DATA SEGMENT:
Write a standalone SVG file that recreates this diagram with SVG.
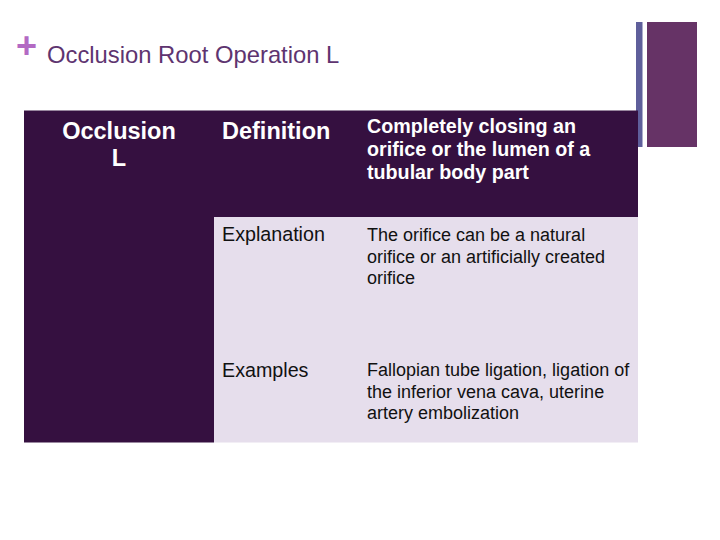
<svg xmlns="http://www.w3.org/2000/svg" width="720" height="540" viewBox="0 0 720 540">
<style>
.t{font-family:"Liberation Sans",Arial,sans-serif}
.hb{font-weight:bold;font-size:23.5px;fill:#ffffff}
.hb3{font-weight:bold;font-size:19.7px;fill:#ffffff}
.c2{font-size:19.7px;fill:#111111}
.c3{font-size:18px;fill:#111111}
.dark{fill:#351040}
.light{fill:#E6DEEC}
</style>
<rect width="720" height="540" fill="#ffffff"/>
<g id="header">
<text class="t" x="16" y="58" font-size="36" font-weight="bold" fill="#B369C3">+</text>
<text class="t" x="47" y="63" font-size="23.8" fill="#5E3470">Occlusion Root Operation L</text>
</g>
<g id="decor">
<rect x="636" y="22" width="6.5" height="125" fill="#5F5F9B"/>
<rect x="647" y="22" width="50" height="125" fill="#663366"/>
</g>
<g id="table">
<rect class="dark" x="24" y="110.5" width="614" height="106.5"/>
<rect class="dark" x="24" y="217" width="190" height="225.5"/>
<rect class="light" x="214" y="217" width="424" height="225.5"/>
</g>
<g id="cell-occlusion">
<text class="t hb" x="119" y="139.3" text-anchor="middle">Occlusion</text>
<text class="t hb" x="119" y="166" text-anchor="middle">L</text>
</g>
<g id="cell-definition">
<text class="t hb" x="222" y="139.3">Definition</text>
</g>
<g id="cell-definition-text">
<text class="t hb3" x="367" y="133">Completely closing an</text>
<text class="t hb3" x="367" y="156">orifice or the lumen of a</text>
<text class="t hb3" x="367" y="179">tubular body part</text>
</g>
<g id="cell-explanation">
<text class="t c2" x="222" y="241">Explanation</text>
</g>
<g id="cell-explanation-text">
<text class="t c3" x="367" y="241">The orifice can be a natural</text>
<text class="t c3" x="367" y="262.5">orifice or an artificially created</text>
<text class="t c3" x="367" y="284">orifice</text>
</g>
<g id="cell-examples">
<text class="t c2" x="222" y="377">Examples</text>
</g>
<g id="cell-examples-text">
<text class="t c3" x="367" y="376">Fallopian tube ligation, ligation of</text>
<text class="t c3" x="367" y="397.6">the inferior vena cava, uterine</text>
<text class="t c3" x="367" y="419.2">artery embolization</text>
</g>
<g id="connectors"></g>
</svg>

SET PROBLEM:
Exactly as written, return every line of the listing, but not the pictures.

WRITTEN RESPONSE:
Write a standalone SVG file that recreates this diagram with SVG.
<svg xmlns="http://www.w3.org/2000/svg" width="720" height="540" viewBox="0 0 720 540">
<style>
.t{font-family:"Liberation Sans",Arial,sans-serif}
.hb{font-weight:bold;font-size:23.5px;fill:#ffffff}
.hb3{font-weight:bold;font-size:19.7px;fill:#ffffff}
.c2{font-size:19.7px;fill:#111111}
.c3{font-size:18px;fill:#111111}
.dark{fill:#351040}
.light{fill:#E6DEEC}
</style>
<rect width="720" height="540" fill="#ffffff"/>
<g id="header">
<text class="t" x="16" y="58" font-size="36" font-weight="bold" fill="#B369C3">+</text>
<text class="t" x="47" y="63" font-size="23.8" fill="#5E3470">Occlusion Root Operation L</text>
</g>
<g id="decor">
<rect x="636" y="22" width="6.5" height="125" fill="#5F5F9B"/>
<rect x="647" y="22" width="50" height="125" fill="#663366"/>
</g>
<g id="table">
<rect class="dark" x="24" y="110.5" width="614" height="106.5"/>
<rect class="dark" x="24" y="217" width="190" height="225.5"/>
<rect class="light" x="214" y="217" width="424" height="225.5"/>
</g>
<g id="cell-occlusion">
<text class="t hb" x="119" y="139.3" text-anchor="middle">Occlusion</text>
<text class="t hb" x="119" y="166" text-anchor="middle">L</text>
</g>
<g id="cell-definition">
<text class="t hb" x="222" y="139.3">Definition</text>
</g>
<g id="cell-definition-text">
<text class="t hb3" x="367" y="133">Completely closing an</text>
<text class="t hb3" x="367" y="156">orifice or the lumen of a</text>
<text class="t hb3" x="367" y="179">tubular body part</text>
</g>
<g id="cell-explanation">
<text class="t c2" x="222" y="241">Explanation</text>
</g>
<g id="cell-explanation-text">
<text class="t c3" x="367" y="241">The orifice can be a natural</text>
<text class="t c3" x="367" y="262.5">orifice or an artificially created</text>
<text class="t c3" x="367" y="284">orifice</text>
</g>
<g id="cell-examples">
<text class="t c2" x="222" y="377">Examples</text>
</g>
<g id="cell-examples-text">
<text class="t c3" x="367" y="376">Fallopian tube ligation, ligation of</text>
<text class="t c3" x="367" y="397.6">the inferior vena cava, uterine</text>
<text class="t c3" x="367" y="419.2">artery embolization</text>
</g>
<g id="connectors"></g>
</svg>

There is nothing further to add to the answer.